** Data listing **
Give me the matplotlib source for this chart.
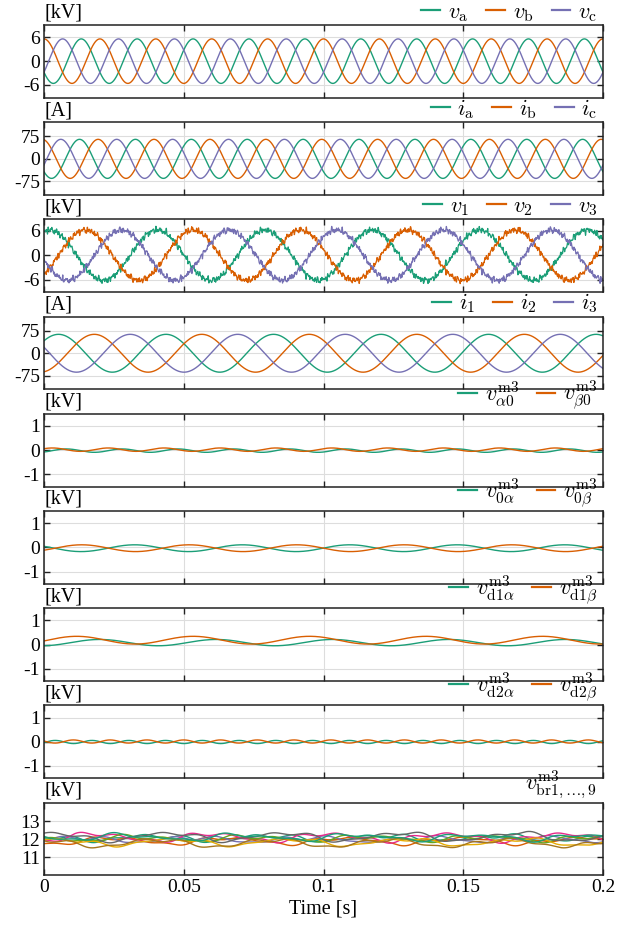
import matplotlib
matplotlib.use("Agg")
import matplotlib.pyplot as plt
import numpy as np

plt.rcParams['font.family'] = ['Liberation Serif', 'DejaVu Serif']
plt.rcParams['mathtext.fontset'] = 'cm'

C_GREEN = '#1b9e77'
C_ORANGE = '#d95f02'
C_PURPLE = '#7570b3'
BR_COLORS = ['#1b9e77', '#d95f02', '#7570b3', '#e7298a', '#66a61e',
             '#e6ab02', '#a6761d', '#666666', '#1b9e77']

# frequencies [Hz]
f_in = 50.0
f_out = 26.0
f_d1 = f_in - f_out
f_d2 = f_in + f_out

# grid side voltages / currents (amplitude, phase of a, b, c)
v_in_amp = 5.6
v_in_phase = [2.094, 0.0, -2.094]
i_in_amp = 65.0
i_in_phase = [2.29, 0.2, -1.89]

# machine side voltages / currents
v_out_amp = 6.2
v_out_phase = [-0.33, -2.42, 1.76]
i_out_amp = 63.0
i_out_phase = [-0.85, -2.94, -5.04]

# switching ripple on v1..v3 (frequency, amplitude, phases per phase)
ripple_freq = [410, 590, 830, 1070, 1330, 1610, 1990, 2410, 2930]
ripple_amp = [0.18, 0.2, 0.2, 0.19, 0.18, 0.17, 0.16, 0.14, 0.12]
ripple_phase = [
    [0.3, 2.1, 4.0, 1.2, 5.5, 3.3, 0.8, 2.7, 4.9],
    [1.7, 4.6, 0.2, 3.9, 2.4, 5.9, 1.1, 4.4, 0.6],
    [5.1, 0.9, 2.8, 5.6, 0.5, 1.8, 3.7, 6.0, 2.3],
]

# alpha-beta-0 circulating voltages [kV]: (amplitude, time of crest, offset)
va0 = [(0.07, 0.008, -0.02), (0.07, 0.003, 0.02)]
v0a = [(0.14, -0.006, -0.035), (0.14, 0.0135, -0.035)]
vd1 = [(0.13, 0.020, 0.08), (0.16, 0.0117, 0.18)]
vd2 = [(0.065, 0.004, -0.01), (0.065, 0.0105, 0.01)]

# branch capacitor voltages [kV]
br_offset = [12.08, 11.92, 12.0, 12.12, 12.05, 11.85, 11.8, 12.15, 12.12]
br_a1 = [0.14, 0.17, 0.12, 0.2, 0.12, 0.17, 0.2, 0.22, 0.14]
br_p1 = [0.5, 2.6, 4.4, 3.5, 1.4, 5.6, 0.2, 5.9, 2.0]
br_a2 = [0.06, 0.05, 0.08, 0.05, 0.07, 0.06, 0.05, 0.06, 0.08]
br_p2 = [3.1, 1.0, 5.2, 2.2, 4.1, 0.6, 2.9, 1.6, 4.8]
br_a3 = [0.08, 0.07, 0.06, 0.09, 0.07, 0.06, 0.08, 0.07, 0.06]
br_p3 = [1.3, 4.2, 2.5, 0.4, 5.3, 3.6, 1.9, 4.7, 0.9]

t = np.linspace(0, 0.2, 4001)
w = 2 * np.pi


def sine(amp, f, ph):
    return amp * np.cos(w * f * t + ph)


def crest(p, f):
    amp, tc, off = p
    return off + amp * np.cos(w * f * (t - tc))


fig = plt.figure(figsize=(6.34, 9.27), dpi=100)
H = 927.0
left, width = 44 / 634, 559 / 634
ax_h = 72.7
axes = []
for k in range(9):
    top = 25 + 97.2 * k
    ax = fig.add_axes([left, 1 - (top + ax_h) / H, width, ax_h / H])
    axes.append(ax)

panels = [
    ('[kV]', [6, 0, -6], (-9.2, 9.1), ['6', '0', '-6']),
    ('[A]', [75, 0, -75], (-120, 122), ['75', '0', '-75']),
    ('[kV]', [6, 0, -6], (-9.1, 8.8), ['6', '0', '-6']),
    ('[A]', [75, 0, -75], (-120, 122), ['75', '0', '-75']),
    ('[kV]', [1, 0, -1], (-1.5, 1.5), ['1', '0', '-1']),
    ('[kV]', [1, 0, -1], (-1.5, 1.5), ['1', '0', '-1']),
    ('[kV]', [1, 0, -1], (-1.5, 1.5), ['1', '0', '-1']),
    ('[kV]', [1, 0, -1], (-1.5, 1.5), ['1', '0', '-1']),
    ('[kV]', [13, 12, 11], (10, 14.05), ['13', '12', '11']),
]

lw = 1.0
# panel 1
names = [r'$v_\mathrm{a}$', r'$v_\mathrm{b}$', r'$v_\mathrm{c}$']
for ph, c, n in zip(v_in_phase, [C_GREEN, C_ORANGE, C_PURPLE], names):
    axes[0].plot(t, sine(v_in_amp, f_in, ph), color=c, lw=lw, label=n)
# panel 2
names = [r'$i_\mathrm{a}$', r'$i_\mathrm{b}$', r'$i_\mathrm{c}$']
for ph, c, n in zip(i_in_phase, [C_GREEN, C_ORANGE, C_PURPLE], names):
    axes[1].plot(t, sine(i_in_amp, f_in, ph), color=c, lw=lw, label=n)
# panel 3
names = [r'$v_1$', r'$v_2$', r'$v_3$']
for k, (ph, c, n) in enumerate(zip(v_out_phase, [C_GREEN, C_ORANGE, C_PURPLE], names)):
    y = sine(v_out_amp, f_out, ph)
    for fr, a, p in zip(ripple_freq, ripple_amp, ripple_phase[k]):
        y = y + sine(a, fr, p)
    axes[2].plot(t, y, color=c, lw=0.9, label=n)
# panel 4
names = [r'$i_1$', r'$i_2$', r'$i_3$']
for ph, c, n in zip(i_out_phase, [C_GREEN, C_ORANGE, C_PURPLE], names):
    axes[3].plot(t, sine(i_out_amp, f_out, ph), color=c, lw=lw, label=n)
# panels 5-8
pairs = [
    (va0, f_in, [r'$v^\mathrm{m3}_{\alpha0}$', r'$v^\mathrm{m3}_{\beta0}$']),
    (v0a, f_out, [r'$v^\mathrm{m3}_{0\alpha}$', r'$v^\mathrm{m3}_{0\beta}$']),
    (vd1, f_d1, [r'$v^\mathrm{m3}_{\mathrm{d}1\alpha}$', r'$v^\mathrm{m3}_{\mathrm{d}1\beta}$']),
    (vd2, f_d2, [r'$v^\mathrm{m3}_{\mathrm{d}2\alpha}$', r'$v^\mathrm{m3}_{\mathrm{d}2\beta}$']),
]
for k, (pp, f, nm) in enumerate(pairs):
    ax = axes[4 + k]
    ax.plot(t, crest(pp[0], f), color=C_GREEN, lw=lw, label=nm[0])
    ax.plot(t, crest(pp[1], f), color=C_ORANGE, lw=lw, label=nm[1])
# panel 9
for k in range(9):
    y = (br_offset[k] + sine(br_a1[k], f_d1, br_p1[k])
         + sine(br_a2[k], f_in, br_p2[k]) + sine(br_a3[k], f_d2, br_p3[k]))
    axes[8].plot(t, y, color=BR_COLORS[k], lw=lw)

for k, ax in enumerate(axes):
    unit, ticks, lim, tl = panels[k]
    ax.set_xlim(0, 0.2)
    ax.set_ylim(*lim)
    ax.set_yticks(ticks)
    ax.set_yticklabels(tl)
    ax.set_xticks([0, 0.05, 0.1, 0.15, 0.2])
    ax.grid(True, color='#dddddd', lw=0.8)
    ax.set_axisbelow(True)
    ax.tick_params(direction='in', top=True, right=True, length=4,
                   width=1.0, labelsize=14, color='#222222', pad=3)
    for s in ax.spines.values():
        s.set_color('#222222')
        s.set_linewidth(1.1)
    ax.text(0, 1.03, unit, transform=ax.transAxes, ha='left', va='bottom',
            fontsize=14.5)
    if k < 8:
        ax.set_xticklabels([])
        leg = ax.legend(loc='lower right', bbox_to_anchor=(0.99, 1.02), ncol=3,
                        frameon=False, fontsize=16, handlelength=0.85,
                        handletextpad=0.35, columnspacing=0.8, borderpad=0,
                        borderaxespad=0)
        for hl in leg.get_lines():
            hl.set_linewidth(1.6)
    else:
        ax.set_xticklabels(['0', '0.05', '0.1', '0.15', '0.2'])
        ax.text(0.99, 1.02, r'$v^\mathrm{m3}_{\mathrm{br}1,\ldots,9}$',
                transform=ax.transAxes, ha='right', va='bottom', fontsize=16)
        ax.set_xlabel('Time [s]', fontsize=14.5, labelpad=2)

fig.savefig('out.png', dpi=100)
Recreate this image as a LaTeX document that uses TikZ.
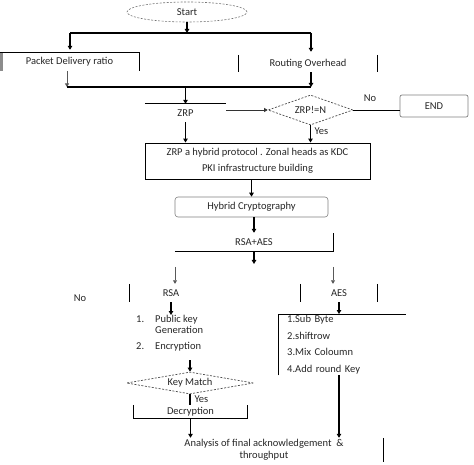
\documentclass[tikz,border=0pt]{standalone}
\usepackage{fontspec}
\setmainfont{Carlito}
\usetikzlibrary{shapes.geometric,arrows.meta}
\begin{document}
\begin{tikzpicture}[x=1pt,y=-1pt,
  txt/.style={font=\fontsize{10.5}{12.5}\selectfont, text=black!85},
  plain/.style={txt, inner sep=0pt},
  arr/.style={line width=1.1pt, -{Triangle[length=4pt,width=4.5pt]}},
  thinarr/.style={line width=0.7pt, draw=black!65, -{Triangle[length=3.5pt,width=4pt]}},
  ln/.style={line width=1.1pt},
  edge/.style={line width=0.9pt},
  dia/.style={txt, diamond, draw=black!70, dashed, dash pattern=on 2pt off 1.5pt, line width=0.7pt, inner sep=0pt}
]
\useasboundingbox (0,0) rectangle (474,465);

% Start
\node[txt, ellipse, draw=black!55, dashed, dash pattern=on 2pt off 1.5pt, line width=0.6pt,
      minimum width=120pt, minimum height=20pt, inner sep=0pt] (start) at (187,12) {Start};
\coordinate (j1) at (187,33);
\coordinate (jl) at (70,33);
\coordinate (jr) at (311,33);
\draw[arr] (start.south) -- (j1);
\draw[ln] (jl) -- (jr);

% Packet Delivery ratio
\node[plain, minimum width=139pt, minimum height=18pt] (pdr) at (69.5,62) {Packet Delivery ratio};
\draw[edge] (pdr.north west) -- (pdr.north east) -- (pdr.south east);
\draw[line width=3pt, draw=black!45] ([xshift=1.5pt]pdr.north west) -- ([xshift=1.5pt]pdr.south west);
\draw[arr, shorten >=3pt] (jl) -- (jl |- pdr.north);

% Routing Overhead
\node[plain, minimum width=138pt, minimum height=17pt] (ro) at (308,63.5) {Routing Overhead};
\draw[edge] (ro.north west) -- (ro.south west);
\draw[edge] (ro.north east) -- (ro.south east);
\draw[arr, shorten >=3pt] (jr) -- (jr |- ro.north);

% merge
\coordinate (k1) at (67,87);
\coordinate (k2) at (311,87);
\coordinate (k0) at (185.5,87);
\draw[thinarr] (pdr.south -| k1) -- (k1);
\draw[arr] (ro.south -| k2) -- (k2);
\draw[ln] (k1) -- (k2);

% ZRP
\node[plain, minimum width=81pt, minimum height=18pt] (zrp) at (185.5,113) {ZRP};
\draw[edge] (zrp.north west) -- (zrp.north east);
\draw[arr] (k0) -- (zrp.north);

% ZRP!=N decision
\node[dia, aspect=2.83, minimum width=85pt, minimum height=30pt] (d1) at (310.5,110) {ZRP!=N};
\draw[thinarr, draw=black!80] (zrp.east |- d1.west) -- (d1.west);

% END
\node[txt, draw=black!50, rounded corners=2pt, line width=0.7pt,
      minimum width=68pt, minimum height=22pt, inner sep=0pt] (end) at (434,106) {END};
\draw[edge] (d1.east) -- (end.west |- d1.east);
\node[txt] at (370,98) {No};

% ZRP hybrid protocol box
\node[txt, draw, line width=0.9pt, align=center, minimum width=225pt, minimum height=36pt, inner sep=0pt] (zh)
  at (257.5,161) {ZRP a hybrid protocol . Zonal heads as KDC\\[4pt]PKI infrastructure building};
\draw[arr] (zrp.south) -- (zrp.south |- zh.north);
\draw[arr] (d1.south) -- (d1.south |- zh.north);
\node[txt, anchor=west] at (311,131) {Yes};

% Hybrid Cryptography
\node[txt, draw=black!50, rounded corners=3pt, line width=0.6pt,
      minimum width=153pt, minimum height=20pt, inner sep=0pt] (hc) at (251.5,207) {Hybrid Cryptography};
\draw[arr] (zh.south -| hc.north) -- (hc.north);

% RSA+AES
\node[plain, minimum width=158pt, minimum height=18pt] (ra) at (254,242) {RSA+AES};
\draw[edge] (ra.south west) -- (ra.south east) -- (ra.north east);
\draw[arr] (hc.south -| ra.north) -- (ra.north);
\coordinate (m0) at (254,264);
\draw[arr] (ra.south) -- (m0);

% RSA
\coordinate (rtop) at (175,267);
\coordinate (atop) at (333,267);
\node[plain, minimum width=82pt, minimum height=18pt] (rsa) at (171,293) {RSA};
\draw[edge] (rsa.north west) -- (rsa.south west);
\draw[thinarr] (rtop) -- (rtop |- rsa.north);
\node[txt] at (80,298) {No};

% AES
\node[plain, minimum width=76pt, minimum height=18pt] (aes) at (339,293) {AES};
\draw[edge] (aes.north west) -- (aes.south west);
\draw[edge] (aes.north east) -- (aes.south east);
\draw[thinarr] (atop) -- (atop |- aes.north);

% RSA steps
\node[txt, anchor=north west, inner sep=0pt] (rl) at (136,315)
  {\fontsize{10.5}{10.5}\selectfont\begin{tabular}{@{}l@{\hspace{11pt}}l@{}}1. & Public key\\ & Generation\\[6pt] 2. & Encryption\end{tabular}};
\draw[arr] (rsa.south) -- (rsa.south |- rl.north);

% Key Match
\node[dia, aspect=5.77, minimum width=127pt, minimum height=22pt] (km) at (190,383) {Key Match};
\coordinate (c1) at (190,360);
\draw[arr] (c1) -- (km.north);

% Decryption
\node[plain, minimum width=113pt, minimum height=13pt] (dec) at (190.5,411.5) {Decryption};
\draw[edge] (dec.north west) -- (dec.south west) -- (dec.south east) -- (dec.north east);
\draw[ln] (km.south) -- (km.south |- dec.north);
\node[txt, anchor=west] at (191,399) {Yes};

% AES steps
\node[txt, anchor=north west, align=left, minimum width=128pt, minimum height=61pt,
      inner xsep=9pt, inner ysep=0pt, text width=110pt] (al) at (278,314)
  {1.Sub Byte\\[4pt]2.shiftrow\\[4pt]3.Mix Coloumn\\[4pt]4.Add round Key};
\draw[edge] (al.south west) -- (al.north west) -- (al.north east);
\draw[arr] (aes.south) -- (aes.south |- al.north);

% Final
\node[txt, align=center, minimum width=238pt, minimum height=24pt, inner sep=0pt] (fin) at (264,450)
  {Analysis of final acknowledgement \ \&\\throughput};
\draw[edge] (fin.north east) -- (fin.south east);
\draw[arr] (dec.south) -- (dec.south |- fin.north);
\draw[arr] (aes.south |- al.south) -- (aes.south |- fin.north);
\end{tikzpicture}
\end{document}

** What the exercise asks **
Print the entries as they stand, first line through the line holding "vd2 = [(0.065, 0.004, -0.01), (0.065, 0.0105, 0.01)]", with every picture removed.

** Solution **
Give me the matplotlib source for this chart.
import matplotlib
matplotlib.use("Agg")
import matplotlib.pyplot as plt
import numpy as np

plt.rcParams['font.family'] = ['Liberation Serif', 'DejaVu Serif']
plt.rcParams['mathtext.fontset'] = 'cm'

C_GREEN = '#1b9e77'
C_ORANGE = '#d95f02'
C_PURPLE = '#7570b3'
BR_COLORS = ['#1b9e77', '#d95f02', '#7570b3', '#e7298a', '#66a61e',
             '#e6ab02', '#a6761d', '#666666', '#1b9e77']

# frequencies [Hz]
f_in = 50.0
f_out = 26.0
f_d1 = f_in - f_out
f_d2 = f_in + f_out

# grid side voltages / currents (amplitude, phase of a, b, c)
v_in_amp = 5.6
v_in_phase = [2.094, 0.0, -2.094]
i_in_amp = 65.0
i_in_phase = [2.29, 0.2, -1.89]

# machine side voltages / currents
v_out_amp = 6.2
v_out_phase = [-0.33, -2.42, 1.76]
i_out_amp = 63.0
i_out_phase = [-0.85, -2.94, -5.04]

# switching ripple on v1..v3 (frequency, amplitude, phases per phase)
ripple_freq = [410, 590, 830, 1070, 1330, 1610, 1990, 2410, 2930]
ripple_amp = [0.18, 0.2, 0.2, 0.19, 0.18, 0.17, 0.16, 0.14, 0.12]
ripple_phase = [
    [0.3, 2.1, 4.0, 1.2, 5.5, 3.3, 0.8, 2.7, 4.9],
    [1.7, 4.6, 0.2, 3.9, 2.4, 5.9, 1.1, 4.4, 0.6],
    [5.1, 0.9, 2.8, 5.6, 0.5, 1.8, 3.7, 6.0, 2.3],
]

# alpha-beta-0 circulating voltages [kV]: (amplitude, time of crest, offset)
va0 = [(0.07, 0.008, -0.02), (0.07, 0.003, 0.02)]
v0a = [(0.14, -0.006, -0.035), (0.14, 0.0135, -0.035)]
vd1 = [(0.13, 0.020, 0.08), (0.16, 0.0117, 0.18)]
vd2 = [(0.065, 0.004, -0.01), (0.065, 0.0105, 0.01)]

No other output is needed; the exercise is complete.